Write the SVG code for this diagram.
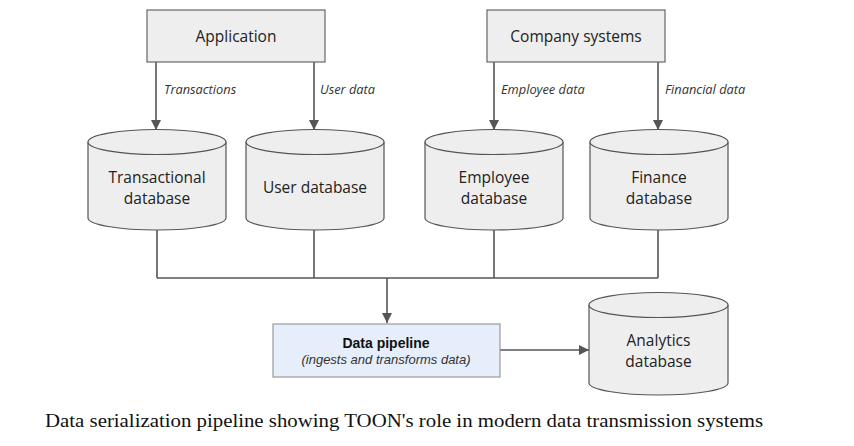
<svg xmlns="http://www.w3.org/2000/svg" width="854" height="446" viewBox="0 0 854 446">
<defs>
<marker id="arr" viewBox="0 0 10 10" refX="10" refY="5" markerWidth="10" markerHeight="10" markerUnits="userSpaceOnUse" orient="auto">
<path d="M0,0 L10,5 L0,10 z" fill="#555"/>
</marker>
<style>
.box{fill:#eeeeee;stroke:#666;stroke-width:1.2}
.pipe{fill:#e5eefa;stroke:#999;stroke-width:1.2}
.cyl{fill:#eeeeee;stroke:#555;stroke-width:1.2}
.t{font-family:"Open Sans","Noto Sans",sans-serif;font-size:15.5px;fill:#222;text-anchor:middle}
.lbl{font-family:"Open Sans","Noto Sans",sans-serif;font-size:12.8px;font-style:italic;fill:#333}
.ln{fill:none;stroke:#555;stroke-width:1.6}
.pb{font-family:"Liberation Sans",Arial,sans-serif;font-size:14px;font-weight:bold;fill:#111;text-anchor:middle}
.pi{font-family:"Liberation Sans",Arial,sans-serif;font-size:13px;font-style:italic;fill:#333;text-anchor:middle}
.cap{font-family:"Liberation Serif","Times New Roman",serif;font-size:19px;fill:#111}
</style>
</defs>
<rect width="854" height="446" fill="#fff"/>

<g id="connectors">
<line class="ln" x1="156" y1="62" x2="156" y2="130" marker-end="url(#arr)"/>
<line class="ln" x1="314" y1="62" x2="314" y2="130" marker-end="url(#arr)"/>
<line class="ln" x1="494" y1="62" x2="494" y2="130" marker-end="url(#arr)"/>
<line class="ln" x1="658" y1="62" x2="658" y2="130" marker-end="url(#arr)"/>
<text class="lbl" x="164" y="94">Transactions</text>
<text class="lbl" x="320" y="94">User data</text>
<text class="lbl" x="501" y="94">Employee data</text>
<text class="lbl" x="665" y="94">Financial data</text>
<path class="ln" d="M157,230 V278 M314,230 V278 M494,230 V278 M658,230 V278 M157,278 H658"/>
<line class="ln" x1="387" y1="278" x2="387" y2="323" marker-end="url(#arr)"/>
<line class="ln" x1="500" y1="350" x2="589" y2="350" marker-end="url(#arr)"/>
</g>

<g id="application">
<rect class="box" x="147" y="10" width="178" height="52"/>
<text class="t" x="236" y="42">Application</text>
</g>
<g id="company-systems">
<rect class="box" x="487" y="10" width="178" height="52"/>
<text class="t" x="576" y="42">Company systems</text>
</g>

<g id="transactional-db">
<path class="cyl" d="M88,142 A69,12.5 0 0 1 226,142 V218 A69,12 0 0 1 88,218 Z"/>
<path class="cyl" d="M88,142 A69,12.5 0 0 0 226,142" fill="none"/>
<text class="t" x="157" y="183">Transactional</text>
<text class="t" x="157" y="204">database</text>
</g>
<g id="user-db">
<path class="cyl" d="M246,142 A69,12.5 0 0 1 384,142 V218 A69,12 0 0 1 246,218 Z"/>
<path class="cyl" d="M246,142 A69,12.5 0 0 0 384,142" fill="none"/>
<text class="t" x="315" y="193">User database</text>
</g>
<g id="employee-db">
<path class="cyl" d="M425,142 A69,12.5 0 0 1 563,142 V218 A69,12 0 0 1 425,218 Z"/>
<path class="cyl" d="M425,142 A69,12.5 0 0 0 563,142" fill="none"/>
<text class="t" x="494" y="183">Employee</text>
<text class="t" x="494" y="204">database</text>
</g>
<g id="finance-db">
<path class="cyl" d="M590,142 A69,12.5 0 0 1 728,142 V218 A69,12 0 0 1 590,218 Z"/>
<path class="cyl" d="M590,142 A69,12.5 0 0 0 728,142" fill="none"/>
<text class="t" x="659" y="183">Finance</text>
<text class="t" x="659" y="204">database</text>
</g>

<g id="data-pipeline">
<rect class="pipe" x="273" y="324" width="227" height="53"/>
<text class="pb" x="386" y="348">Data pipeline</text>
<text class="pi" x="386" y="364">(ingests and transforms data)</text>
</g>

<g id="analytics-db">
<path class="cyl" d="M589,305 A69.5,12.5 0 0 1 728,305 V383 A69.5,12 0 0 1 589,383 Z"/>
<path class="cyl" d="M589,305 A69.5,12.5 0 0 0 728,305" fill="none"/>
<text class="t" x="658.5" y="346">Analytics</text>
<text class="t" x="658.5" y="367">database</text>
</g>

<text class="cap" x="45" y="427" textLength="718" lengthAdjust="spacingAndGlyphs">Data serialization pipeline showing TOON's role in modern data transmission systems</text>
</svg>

--

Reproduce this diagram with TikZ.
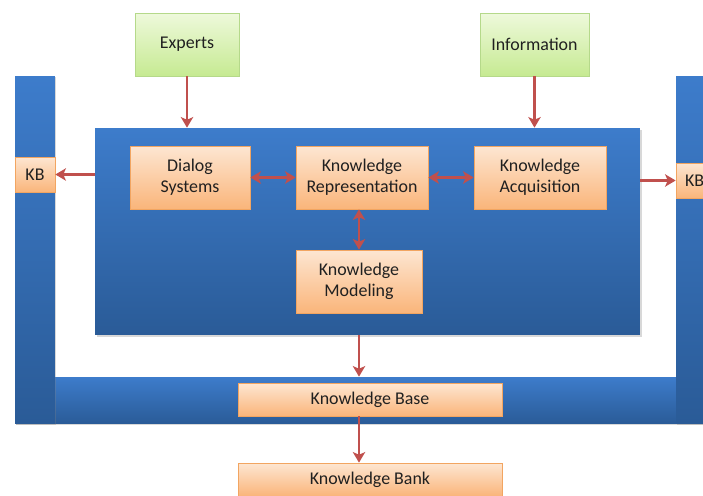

▶ _Problem to work on_: Pull every line containing "diagram" from the material above.

▶ _Written answer_:
Write the SVG code for this diagram.
Reproduce this diagram with TikZ.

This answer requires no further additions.